Saturday, December 17

A snippet

I need to revise my credo, here's a taste:

I believe that what it means to be Chicano today, as was once said, lies metaphorically in the hyphen between Mexican-American. It’s an ambiguous, at best, notion of identity. I live in two worlds, a white one and a “brown” one; where sometimes you are not “American” enough for the Americans or Mexican enough for the Mexicans. It’s a difficult path to navigate sometimes, knowing that I am of one of the smallest percentages of “my people” reaching an educational level this high. I represent “us” without ever having been asked, but such is the role of minorities in America.

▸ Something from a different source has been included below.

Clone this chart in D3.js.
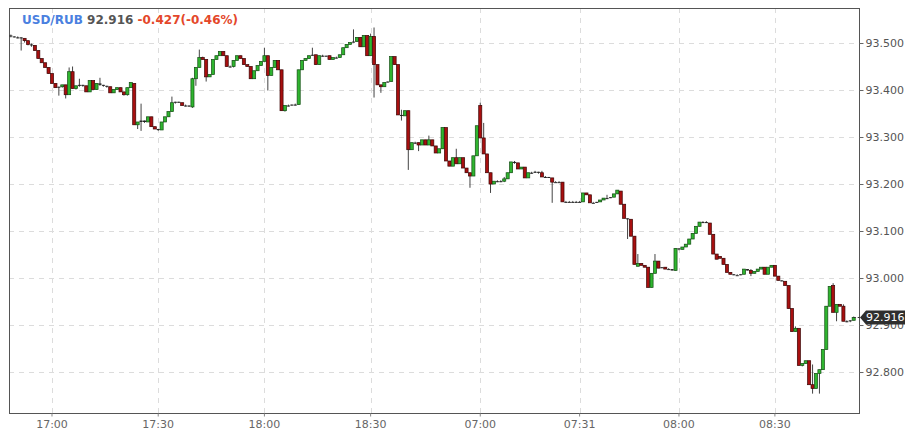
<!DOCTYPE html>
<html><head><meta charset="utf-8">
<script src="https://cdn.jsdelivr.net/npm/d3@7"></script>
<style>html,body{margin:0;padding:0;background:#fff;}svg{display:block;}</style>
</head><body><svg id="c" width="913" height="435"></svg>
<script>
// ---- data ----
const symbol = "USD/RUB";
const lastPrice = 92.916;
const change = "-0.427(-0.46%)";
const yTicks = [92.8, 92.9, 93.0, 93.1, 93.2, 93.3, 93.4, 93.5];
const timeLabels = ["17:00","17:30","18:00","18:30","07:00","07:31","08:00","08:30"];
const timeLabelIndex = [12, 43, 74, 105, 137, 166, 195, 223];
// [open, high, low, close] per one-minute candle
const candles = [
[93.516,93.518,93.512,93.514],[93.514,93.514,93.512,93.512],[93.512,93.514,93.510,93.512],[93.512,93.512,93.484,93.510],
[93.510,93.510,93.501,93.505],[93.505,93.505,93.495,93.497],[93.497,93.499,93.492,93.495],[93.495,93.495,93.484,93.484],
[93.484,93.484,93.467,93.467],[93.467,93.467,93.458,93.458],[93.458,93.458,93.448,93.448],[93.448,93.448,93.435,93.435],
[93.435,93.435,93.414,93.414],[93.414,93.414,93.405,93.405],[93.405,93.407,93.388,93.407],[93.407,93.411,93.405,93.411],
[93.411,93.411,93.382,93.390],[93.390,93.448,93.390,93.439],[93.439,93.450,93.403,93.403],[93.403,93.409,93.401,93.409],
[93.409,93.424,93.407,93.411],[93.411,93.411,93.407,93.409],[93.409,93.409,93.396,93.396],[93.396,93.420,93.396,93.420],
[93.420,93.420,93.401,93.401],[93.401,93.414,93.401,93.414],[93.414,93.426,93.409,93.411],[93.411,93.411,93.407,93.409],
[93.409,93.409,93.405,93.407],[93.407,93.407,93.394,93.394],[93.394,93.401,93.394,93.401],[93.401,93.405,93.401,93.405],
[93.405,93.405,93.396,93.396],[93.396,93.396,93.388,93.390],[93.390,93.405,93.388,93.405],[93.405,93.416,93.405,93.416],
[93.414,93.414,93.326,93.326],[93.326,93.332,93.317,93.332],[93.332,93.371,93.313,93.335],[93.335,93.335,93.330,93.332],
[93.332,93.343,93.332,93.343],[93.343,93.343,93.322,93.322],[93.322,93.322,93.317,93.317],[93.317,93.317,93.313,93.315],
[93.315,93.332,93.315,93.332],[93.332,93.343,93.332,93.343],[93.343,93.354,93.343,93.354],[93.354,93.386,93.354,93.373],
[93.373,93.375,93.371,93.375],[93.375,93.375,93.373,93.373],[93.373,93.373,93.367,93.367],[93.367,93.369,93.365,93.367],
[93.367,93.367,93.364,93.367],[93.364,93.426,93.362,93.424],[93.424,93.448,93.409,93.448],[93.448,93.486,93.448,93.469],
[93.469,93.471,93.465,93.465],[93.465,93.465,93.418,93.428],[93.428,93.433,93.428,93.433],[93.433,93.465,93.433,93.465],
[93.465,93.473,93.465,93.473],[93.473,93.482,93.473,93.482],[93.482,93.482,93.473,93.473],[93.473,93.473,93.450,93.450],
[93.450,93.452,93.448,93.450],[93.450,93.463,93.448,93.463],[93.463,93.473,93.463,93.473],[93.473,93.473,93.467,93.467],
[93.467,93.467,93.454,93.454],[93.454,93.454,93.450,93.450],[93.450,93.450,93.424,93.424],[93.424,93.441,93.424,93.441],
[93.441,93.452,93.441,93.452],[93.452,93.461,93.452,93.461],[93.461,93.490,93.461,93.473],[93.473,93.473,93.399,93.431],
[93.431,93.448,93.431,93.448],[93.448,93.463,93.448,93.463],[93.463,93.463,93.443,93.443],[93.443,93.443,93.356,93.356],
[93.356,93.367,93.354,93.367],[93.367,93.369,93.365,93.367],[93.367,93.369,93.367,93.369],[93.369,93.371,93.367,93.369],
[93.369,93.443,93.369,93.443],[93.443,93.463,93.443,93.463],[93.463,93.467,93.463,93.467],[93.467,93.473,93.467,93.473],
[93.473,93.490,93.473,93.475],[93.475,93.475,93.454,93.454],[93.454,93.473,93.454,93.473],[93.473,93.475,93.471,93.473],
[93.473,93.473,93.471,93.473],[93.473,93.473,93.465,93.465],[93.465,93.469,93.465,93.469],[93.469,93.471,93.467,93.469],
[93.469,93.475,93.469,93.475],[93.475,93.490,93.475,93.490],[93.490,93.497,93.490,93.497],[93.497,93.501,93.497,93.501],
[93.501,93.529,93.501,93.503],[93.503,93.512,93.503,93.512],[93.512,93.512,93.492,93.492],[93.492,93.516,93.492,93.516],
[93.516,93.516,93.473,93.473],[93.473,93.520,93.473,93.514],[93.514,93.533,93.384,93.454],[93.454,93.454,93.411,93.411],
[93.411,93.411,93.394,93.407],[93.407,93.416,93.407,93.416],[93.416,93.418,93.416,93.418],[93.418,93.471,93.418,93.471],
[93.471,93.471,93.454,93.454],[93.454,93.454,93.347,93.347],[93.347,93.358,93.335,93.345],[93.345,93.356,93.345,93.356],
[93.356,93.356,93.230,93.273],[93.273,93.288,93.273,93.288],[93.288,93.290,93.285,93.288],[93.288,93.288,93.270,93.283],
[93.283,93.294,93.283,93.294],[93.294,93.294,93.283,93.283],[93.283,93.303,93.283,93.294],[93.294,93.294,93.281,93.281],
[93.281,93.281,93.266,93.266],[93.266,93.275,93.266,93.275],[93.275,93.320,93.275,93.320],[93.320,93.320,93.249,93.249],
[93.249,93.249,93.238,93.238],[93.238,93.256,93.238,93.256],[93.256,93.275,93.243,93.243],[93.243,93.256,93.243,93.256],
[93.256,93.256,93.234,93.234],[93.234,93.234,93.224,93.224],[93.224,93.224,93.192,93.217],[93.217,93.260,93.217,93.260],
[93.260,93.324,93.260,93.324],[93.367,93.373,93.298,93.298],[93.298,93.330,93.264,93.264],[93.264,93.264,93.224,93.224],
[93.224,93.224,93.181,93.200],[93.200,93.206,93.200,93.206],[93.206,93.208,93.204,93.206],[93.206,93.208,93.204,93.206],
[93.206,93.215,93.204,93.211],[93.211,93.224,93.211,93.224],[93.224,93.247,93.224,93.247],[93.247,93.249,93.243,93.245],
[93.245,93.245,93.232,93.232],[93.232,93.236,93.232,93.236],[93.236,93.236,93.213,93.213],[93.213,93.224,93.213,93.224],
[93.224,93.226,93.222,93.224],[93.224,93.228,93.224,93.226],[93.226,93.226,93.222,93.224],[93.224,93.228,93.215,93.215],
[93.215,93.217,93.213,93.215],[93.215,93.215,93.213,93.213],[93.213,93.213,93.160,93.204],[93.204,93.206,93.204,93.204],
[93.204,93.206,93.204,93.204],[93.204,93.204,93.162,93.162],[93.162,93.164,93.162,93.162],[93.162,93.164,93.162,93.162],
[93.162,93.164,93.162,93.162],[93.162,93.164,93.162,93.162],[93.162,93.164,93.162,93.162],[93.162,93.181,93.162,93.181],
[93.181,93.181,93.177,93.177],[93.177,93.177,93.160,93.160],[93.160,93.162,93.160,93.160],[93.160,93.162,93.160,93.162],
[93.162,93.166,93.162,93.166],[93.166,93.170,93.166,93.170],[93.170,93.177,93.168,93.170],[93.170,93.172,93.170,93.172],
[93.172,93.179,93.172,93.179],[93.179,93.187,93.179,93.187],[93.185,93.185,93.157,93.157],[93.157,93.157,93.127,93.127],
[93.127,93.127,93.083,93.125],[93.125,93.125,93.089,93.089],[93.089,93.089,93.029,93.029],[93.025,93.051,93.025,93.031],
[93.031,93.031,93.027,93.027],[93.027,93.027,93.023,93.023],[93.023,93.023,92.980,92.980],[92.980,93.010,92.980,93.010],
[93.010,93.051,93.010,93.036],[93.036,93.036,93.021,93.021],[93.021,93.023,93.021,93.023],[93.023,93.023,93.019,93.019],
[93.019,93.021,93.019,93.019],[93.019,93.019,93.016,93.016],[93.016,93.063,93.016,93.063],[93.063,93.063,93.059,93.061],
[93.061,93.066,93.061,93.066],[93.066,93.072,93.066,93.072],[93.072,93.083,93.072,93.083],[93.083,93.095,93.083,93.095],
[93.095,93.110,93.095,93.110],[93.110,93.119,93.110,93.119],[93.119,93.121,93.117,93.119],[93.119,93.121,93.117,93.117],
[93.117,93.117,93.093,93.093],[93.093,93.093,93.051,93.051],[93.051,93.051,93.040,93.040],[93.046,93.046,93.042,93.042],
[93.042,93.042,93.029,93.029],[93.029,93.029,93.012,93.012],[93.012,93.012,93.008,93.008],[93.008,93.008,93.006,93.006],
[93.006,93.008,93.006,93.006],[93.006,93.008,93.006,93.008],[93.008,93.019,93.008,93.019],[93.019,93.019,93.016,93.016],
[93.016,93.019,93.004,93.010],[93.010,93.014,93.010,93.014],[93.014,93.019,93.014,93.019],[93.019,93.023,93.019,93.023],
[93.023,93.023,93.008,93.008],[93.008,93.023,93.008,93.023],[93.023,93.027,93.023,93.027],[93.027,93.027,93.004,93.004],
[93.004,93.004,92.995,92.995],[92.995,92.995,92.993,92.993],[92.993,92.993,92.984,92.984],[92.984,92.984,92.935,92.935],
[92.935,92.935,92.886,92.886],[92.886,92.897,92.886,92.893],[92.893,92.893,92.814,92.814],[92.814,92.818,92.812,92.818],
[92.818,92.824,92.818,92.824],[92.824,92.824,92.773,92.773],[92.773,92.816,92.754,92.765],[92.765,92.797,92.765,92.797],
[92.797,92.805,92.754,92.805],[92.805,92.848,92.805,92.848],[92.848,92.940,92.848,92.940],[92.940,92.982,92.940,92.982],
[92.984,92.989,92.927,92.927],[92.927,92.944,92.908,92.944],[92.944,92.944,92.940,92.940],[92.940,92.944,92.908,92.908],
[92.908,92.910,92.906,92.908],[92.908,92.910,92.906,92.910],[92.910,92.918,92.910,92.916]
];

// ---- layout ----
const L = 9, R = 859, T = 8, B = 413;
const svg = d3.select("#c");
const slots = d3.range(248);
const x = d3.scaleBand().domain(slots).range([L, R]).padding(0.1);
const y = d3.scaleLinear().domain([92.7128, 93.5745]).range([B, T]);
const cx = i => x(i) + x.bandwidth() / 2;

// grid
const grid = svg.append("g");
grid.selectAll("line.h").data(yTicks).join("line")
  .attr("x1", L).attr("x2", R).attr("y1", d => Math.round(y(d)) + 0.5).attr("y2", d => Math.round(y(d)) + 0.5)
  .attr("stroke", "#dcdcdc").attr("stroke-dasharray", "5,5");
grid.selectAll("line.v").data(timeLabelIndex).join("line")
  .attr("x1", d => Math.round(cx(d)) + 0.5).attr("x2", d => Math.round(cx(d)) + 0.5).attr("y1", T).attr("y2", B)
  .attr("stroke", "#dcdcdc").attr("stroke-dasharray", "5,5");

// frame
svg.append("rect").attr("x", L + 0.5).attr("y", T + 0.5).attr("width", R - L).attr("height", B - T)
  .attr("fill", "none").attr("stroke", "#555");

// axes
const yAxis = d3.axisRight(y).tickValues(yTicks).tickFormat(d3.format(".3f")).tickSize(4).tickPadding(2);
const ya = svg.append("g").attr("transform", `translate(${R + 0.5},0)`).call(yAxis);
ya.select(".domain").remove();
ya.selectAll("line").attr("stroke", "#666");
ya.selectAll("text").attr("fill", "#555").style("font", "11px 'DejaVu Sans'");

const xAxis = d3.axisBottom(x).tickValues(timeLabelIndex)
  .tickFormat((d, i) => timeLabels[i]).tickSize(3).tickPadding(4);
const xa = svg.append("g").attr("transform", `translate(0,${B + 0.5})`).call(xAxis);
xa.select(".domain").remove();
xa.selectAll("line").attr("stroke", "#888");
xa.selectAll("text").attr("fill", "#666").style("font", "11px 'DejaVu Sans'");

// candles
const cg = svg.append("g");
const up = d => d[3] >= d[0];
cg.selectAll("line.w").data(candles).join("line")
  .attr("x1", (d, i) => cx(i)).attr("x2", (d, i) => cx(i))
  .attr("y1", d => y(d[1])).attr("y2", d => y(d[2]))
  .attr("stroke", "#444").attr("stroke-width", 1);
cg.selectAll("rect").data(candles).join("rect")
  .attr("x", (d, i) => x(i))
  .attr("width", x.bandwidth())
  .attr("y", d => y(Math.max(d[0], d[3])))
  .attr("height", d => Math.max(1, Math.abs(y(d[0]) - y(d[3]))))
  .attr("fill", d => Math.abs(y(d[0]) - y(d[3])) < 1.5 ? "#222" : (up(d) ? "#2fb52f" : "#a80f0f"))
  .attr("stroke", d => Math.abs(y(d[0]) - y(d[3])) < 1.5 ? "none" : (up(d) ? "#134d13" : "#3a0505"))
  .attr("stroke-width", 0.7);

// last price line + label
const ly = y(lastPrice);
svg.append("line").attr("x1", cx(candles.length - 1)).attr("x2", R + 2).attr("y1", ly).attr("y2", ly)
  .attr("stroke", "#333").attr("stroke-dasharray", "2,2");
svg.append("path")
  .attr("d", `M${R + 1},${ly} L${R + 7},${ly - 7} L${R + 46},${ly - 7} L${R + 46},${ly + 7} L${R + 7},${ly + 7} Z`)
  .attr("fill", "#2e2e2e");
svg.append("text").attr("x", R + 7).attr("y", ly).attr("dy", "0.35em")
  .attr("fill", "#fff").style("font", "11px 'DejaVu Sans'").text(d3.format(".3f")(lastPrice));

// title
const t = svg.append("text").attr("x", 22).attr("y", 24).style("font", "bold 12px 'DejaVu Sans'");
t.append("tspan").attr("fill", "#4a80e0").text(symbol);
t.append("tspan").attr("fill", "#555").text(" " + d3.format(".3f")(lastPrice));
t.append("tspan").attr("fill", "#e4472a").text(" " + change);
</script></body></html>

But I often wonder if Chicano is a term that represents me. The term is taken a group of people who split from the Aztec nation, who fancied themselves the sons and daughters of Huitzilpochtli (god of fire, war and the sun). They called themselves the Mexica (Mechica), hence the derived Chicano. Some find it offensive, associating it with a militant ideal, others not so much. Myself, I really don’t know. Maybe I’m Spanglish, what writer Ed Morales, claims is a “metaphor for what a mixed race culture means – a hybrid language, an informal code…Spanglish is what we speak, but it is also who we Latinos are, and how we act, and how we perceive the world… it is an immediate declaration that translation is definition, that movement is status quo.” Or maybe I am just the son of a couple of Mexicans from Texas, from a family who has had roots there long before Mexico or the U.S.